Written request: Transcribe the material in full. Nothing should differ except that the pictures are left out.
(begin)
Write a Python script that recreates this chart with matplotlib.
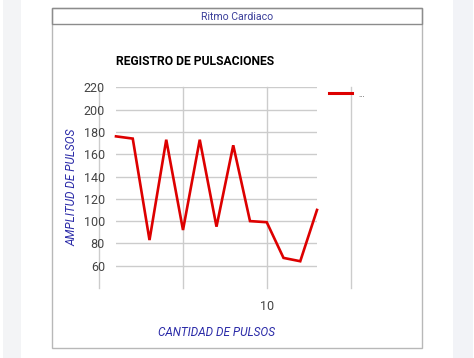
import matplotlib
matplotlib.use('Agg')
import matplotlib.pyplot as plt
from matplotlib.patches import Rectangle
from matplotlib.lines import Line2D

# data
pulse_idx = [1, 2, 3, 4, 5, 6, 7, 8, 9, 10, 11, 12, 13]
amplitude = [176, 174, 83, 173, 92, 173, 95, 168, 100, 99, 67, 64, 110]
y_ticks = [60, 80, 100, 120, 140, 160, 180, 200, 220]
x_grid = [0, 5, 10, 15]
x_ticks = [10]

W, H = 474, 358
plt.rcParams['font.family'] = ['Roboto', 'DejaVu Sans']

fig = plt.figure(figsize=(W / 100, H / 100), dpi=100)
fig.patch.set_facecolor('white')


def fx(px):
    return px / W


def fy(py):
    return 1 - py / H


# side stripes of the page
fig.add_artist(Rectangle((fx(3), 0), fx(18), 1, transform=fig.transFigure,
                         color='#f3f4f6', lw=0, zorder=0))
fig.add_artist(Rectangle((fx(453), 0), fx(20), 1, transform=fig.transFigure,
                         color='#f2f3f7', lw=0, zorder=0))

# card frame + header box
fig.add_artist(Rectangle((fx(52), fy(348)), fx(370), (340 / H), transform=fig.transFigure,
                         fill=False, ec='#b8b8b8', lw=1.0, zorder=1))
fig.add_artist(Rectangle((fx(52), fy(24)), fx(370), (16 / H), transform=fig.transFigure,
                         fill=False, ec='#8c8c8c', lw=1.0, zorder=1))
fig.text(fx(237.5), fy(16.5), 'Ritmo Cardiaco', ha='center', va='center',
         fontsize=7.6, color='#3b3f9a')

ax = fig.add_axes([fx(116), fy(288), fx(317) - fx(116), (288 - 87.3) / H])
ax.set_xlim(1, 13)
ax.set_ylim(40, 220)
ax.patch.set_alpha(0)
for s in ax.spines.values():
    s.set_visible(False)

# horizontal grid only inside the data span, vertical grid runs past it
for v in y_ticks:
    ax.axhline(v, color='#cccccc', lw=1.0, zorder=1)
for v in x_grid:
    ax.axvline(v, color='#cccccc', lw=1.0, zorder=1, clip_on=False)

ax.plot(pulse_idx, amplitude, color='#dd0000', lw=1.9, zorder=3,
        solid_joinstyle='miter', clip_on=False, label='...')

ax.set_yticks(y_ticks)
ax.set_xticks(x_ticks)
ax.tick_params(axis='both', length=0, labelsize=9, labelcolor='#444444')
ax.tick_params(axis='y', pad=8)
ax.tick_params(axis='x', pad=9)

ax.set_ylabel('AMPLITUD DE PULSOS', fontsize=8.5, style='italic',
              color='#2b2ba8', labelpad=4)
ax.set_xlabel('CANTIDAD DE PULSOS', fontsize=8.5, style='italic',
              color='#2b2ba8', labelpad=9)

fig.text(fx(116), fy(61.5), 'REGISTRO DE PULSACIONES', ha='left', va='center',
         fontsize=8.7, fontweight='bold', color='black')

# legend entry
fig.add_artist(Line2D([fx(329), fx(352)], [fy(92.7), fy(92.7)], transform=fig.transFigure,
                      color='#dd0000', lw=2.2))
fig.text(fx(358), fy(95), '...', ha='left', va='center', fontsize=6, color='#444444')

fig.savefig('out.png', dpi=100)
(end)
Expected output:
Write a Python script that recreates this chart with matplotlib.
import matplotlib
matplotlib.use('Agg')
import matplotlib.pyplot as plt
from matplotlib.patches import Rectangle
from matplotlib.lines import Line2D

# data
pulse_idx = [1, 2, 3, 4, 5, 6, 7, 8, 9, 10, 11, 12, 13]
amplitude = [176, 174, 83, 173, 92, 173, 95, 168, 100, 99, 67, 64, 110]
y_ticks = [60, 80, 100, 120, 140, 160, 180, 200, 220]
x_grid = [0, 5, 10, 15]
x_ticks = [10]

W, H = 474, 358
plt.rcParams['font.family'] = ['Roboto', 'DejaVu Sans']

fig = plt.figure(figsize=(W / 100, H / 100), dpi=100)
fig.patch.set_facecolor('white')


def fx(px):
    return px / W


def fy(py):
    return 1 - py / H


# side stripes of the page
fig.add_artist(Rectangle((fx(3), 0), fx(18), 1, transform=fig.transFigure,
                         color='#f3f4f6', lw=0, zorder=0))
fig.add_artist(Rectangle((fx(453), 0), fx(20), 1, transform=fig.transFigure,
                         color='#f2f3f7', lw=0, zorder=0))

# card frame + header box
fig.add_artist(Rectangle((fx(52), fy(348)), fx(370), (340 / H), transform=fig.transFigure,
                         fill=False, ec='#b8b8b8', lw=1.0, zorder=1))
fig.add_artist(Rectangle((fx(52), fy(24)), fx(370), (16 / H), transform=fig.transFigure,
                         fill=False, ec='#8c8c8c', lw=1.0, zorder=1))
fig.text(fx(237.5), fy(16.5), 'Ritmo Cardiaco', ha='center', va='center',
         fontsize=7.6, color='#3b3f9a')

ax = fig.add_axes([fx(116), fy(288), fx(317) - fx(116), (288 - 87.3) / H])
ax.set_xlim(1, 13)
ax.set_ylim(40, 220)
ax.patch.set_alpha(0)
for s in ax.spines.values():
    s.set_visible(False)

# horizontal grid only inside the data span, vertical grid runs past it
for v in y_ticks:
    ax.axhline(v, color='#cccccc', lw=1.0, zorder=1)
for v in x_grid:
    ax.axvline(v, color='#cccccc', lw=1.0, zorder=1, clip_on=False)

ax.plot(pulse_idx, amplitude, color='#dd0000', lw=1.9, zorder=3,
        solid_joinstyle='miter', clip_on=False, label='...')

ax.set_yticks(y_ticks)
ax.set_xticks(x_ticks)
ax.tick_params(axis='both', length=0, labelsize=9, labelcolor='#444444')
ax.tick_params(axis='y', pad=8)
ax.tick_params(axis='x', pad=9)

ax.set_ylabel('AMPLITUD DE PULSOS', fontsize=8.5, style='italic',
              color='#2b2ba8', labelpad=4)
ax.set_xlabel('CANTIDAD DE PULSOS', fontsize=8.5, style='italic',
              color='#2b2ba8', labelpad=9)

fig.text(fx(116), fy(61.5), 'REGISTRO DE PULSACIONES', ha='left', va='center',
         fontsize=8.7, fontweight='bold', color='black')

# legend entry
fig.add_artist(Line2D([fx(329), fx(352)], [fy(92.7), fy(92.7)], transform=fig.transFigure,
                      color='#dd0000', lw=2.2))
fig.text(fx(358), fy(95), '...', ha='left', va='center', fontsize=6, color='#444444')

fig.savefig('out.png', dpi=100)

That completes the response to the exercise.